Holding — Udall, C.J.
- The Arizona Supreme Court held that a public utility must bear the expense of relocating its distribution facilities when necessary for a county improvement district to make street improvements.
Rule
- A public utility must relocate its distribution facilities at its own expense when necessary for public road improvements, regardless of the entity managing the improvements.
Reasoning
- The Arizona Supreme Court reasoned that public utilities accept franchise rights in public streets with an implied obligation to relocate their facilities at their own expense when road improvements are necessary.
- The court pointed out that the franchise granted to the water company included provisions allowing the Board of Supervisors to impose regulations for public safety and welfare.
- The court also noted that the statutes governing county improvement districts establish that these entities have the powers of a municipal corporation, including the ability to require utility relocations.
- The argument by the water company that the improvement district lacked police power was dismissed, as the Board of Supervisors also acted as the directors of the improvement district.
- The court concluded that the requirement for the utility to relocate its facilities applied regardless of whether the improvements were handled through a county or an improvement district.
- Thus, the rule that public utilities must relocate facilities at their own expense for public road improvements was affirmed.
Deep Dive: How the Court Reached Its Decision
Court's Interpretation of Franchise Rights
The court established that public utilities, such as the Paradise Valley Water Company, accept franchise rights in public streets with an implied obligation to relocate their facilities at their own expense when road improvements are necessary. The franchise granted to the water company specifically contained provisions that allowed the Board of Supervisors to impose restrictions and regulations deemed necessary for public safety and welfare. This implied obligation is consistent with established legal principles, which recognize that utilities must bear the costs associated with relocating their infrastructure when required for public works projects. The court emphasized that this obligation is not merely a suggestion but a condition of the franchise granted to the utility company, reinforcing the expectation that the water company must comply with such requirements.
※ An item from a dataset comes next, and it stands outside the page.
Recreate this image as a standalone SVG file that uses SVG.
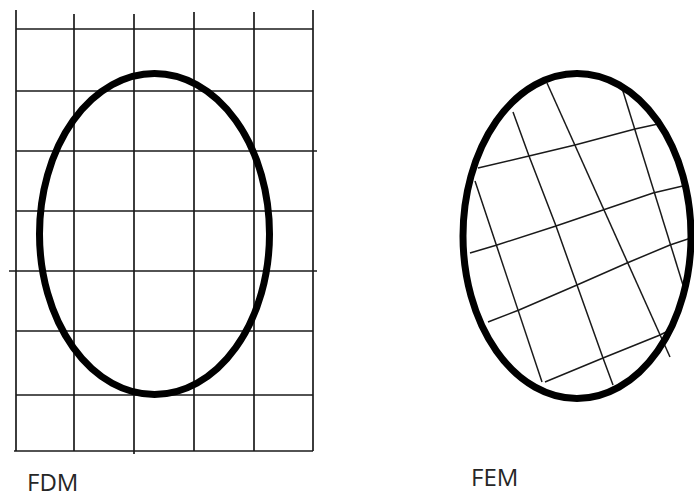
<svg xmlns="http://www.w3.org/2000/svg" width="694" height="498" viewBox="0 0 694 498">
<style>
.grid{stroke:#1a1a1a;stroke-width:1.7;fill:none}
.mesh{stroke:#1a1a1a;stroke-width:1.5;fill:none}
.body{stroke:#000;stroke-width:7;fill:none}
.lbl{font-family:"Open Sans","Liberation Sans",sans-serif;font-size:24px;fill:#262626}
</style>
<rect width="694" height="498" fill="#fff"/>
<g id="fdm">
<g id="fdm-grid" class="grid">
<line x1="16" y1="10" x2="16" y2="451"/>
<line x1="74" y1="14" x2="74" y2="451"/>
<line x1="134" y1="14" x2="134" y2="454"/>
<line x1="194" y1="12" x2="194" y2="451"/>
<line x1="254" y1="12" x2="254" y2="451"/>
<line x1="313" y1="10" x2="313" y2="451"/>
<line x1="16" y1="29" x2="313" y2="29"/>
<line x1="16" y1="91" x2="313" y2="91"/>
<line x1="16" y1="151" x2="317" y2="151"/>
<line x1="16" y1="211" x2="313" y2="211"/>
<line x1="9" y1="271" x2="317" y2="271"/>
<line x1="16" y1="331" x2="313" y2="331"/>
<line x1="16" y1="395" x2="313" y2="395"/>
<line x1="14" y1="451" x2="313" y2="451"/>
</g>
<ellipse id="fdm-body" class="body" cx="154.5" cy="234" rx="115" ry="160.5"/>
<text class="lbl" x="27" y="491">FDM</text>
</g>
<g id="fem">
<g id="fem-mesh" class="mesh">
<line x1="475" y1="181" x2="542" y2="382"/>
<polyline points="513,112 529,156 556,226 577,285 603,358 613,385"/>
<line x1="547" y1="83" x2="670" y2="357"/>
<line x1="622" y1="88" x2="683" y2="285"/>
<polyline points="478,168 529,156 575,145 635,129 658,124"/>
<polyline points="470,253 497,245 556,226 603,210 653,193 687,185"/>
<polyline points="488,322 519,310 577,285 627,263 670,245 694,237"/>
<polyline points="545,382 603,358 660,335 670,330"/>
</g>
<ellipse id="fem-body" class="body" cx="577" cy="236" rx="114" ry="162.5"/>
<text class="lbl" x="471" y="486">FEM</text>
</g>
</svg>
Thus, the court underscored that the water company could not evade its responsibility by disputing the nature of the entity requesting the relocation.
Authority of the Improvement District
The court addressed the water company's argument that a county improvement district does not possess the police power to require the relocation of utility facilities. It pointed out that the statutes governing county improvement districts explicitly state that these districts are bodies corporate with the powers of a municipal corporation. This means they have the authority to impose necessary regulations for the public welfare, similar to a city or county. The court noted that the Board of Supervisors, which has discretion in creating improvement districts, acts in the public interest and can determine the necessity of such districts based on public convenience and welfare. Therefore, the court clarified that the improvement district operates as an agency of the county, which does possess the police power to enforce utility relocations, thereby refuting the water company's claims.
Public Interest and Convenience
The court further explored the concept of public interest and convenience in relation to the formation of improvement districts. It highlighted that the statutory framework requires that the creation of an improvement district must promote public convenience, necessity, or welfare. The improvement district's purpose is not solely to benefit the immediate property owners but also to enhance the overall infrastructure for the broader community. The court indicated that improvements to public roads inherently provide benefits that extend beyond the district's boundaries, thus justifying the requirement that the utility must bear relocation costs. By establishing this connection, the court reinforced the idea that road improvements serve a public purpose that aligns with the obligations of the water company.
Application of General Rule
In its reasoning, the court reiterated the general rule that public utilities must relocate their facilities at their own expense when required for public road improvements. It distinguished that this obligation applies regardless of whether the improvements are undertaken by the county itself or through an improvement district. The court noted that the fundamental principle remains that the utility's franchise rights are subject to the broader public interests that necessitate infrastructure improvements. The court rejected the water company's argument that its obligations were different under an improvement district framework, asserting that the legal responsibilities associated with public road improvements do not change based on the managing entity. This application of the general rule solidified the court's position that public utilities have a duty to cooperate with public works initiatives.
Conclusion of the Court
Ultimately, the court concluded that the water company must bear the costs of relocating its distribution facilities to facilitate the road improvements initiated by the county improvement district. The judgment affirmed the lower court's ruling, which mandated the utility to pay $4,671.00 for the relocation expenses incurred by the county. The court's decision underscored the importance of public utilities adhering to their obligations under franchise agreements and the necessity of supporting public infrastructure projects. By affirming the judgment, the court reinforced the legal expectations placed on utility companies, ensuring that they contribute to the broader public interest as part of their operational responsibilities. This ruling served to clarify the relationship between utility franchises and public improvement projects, establishing a clear precedent for similar cases in the future.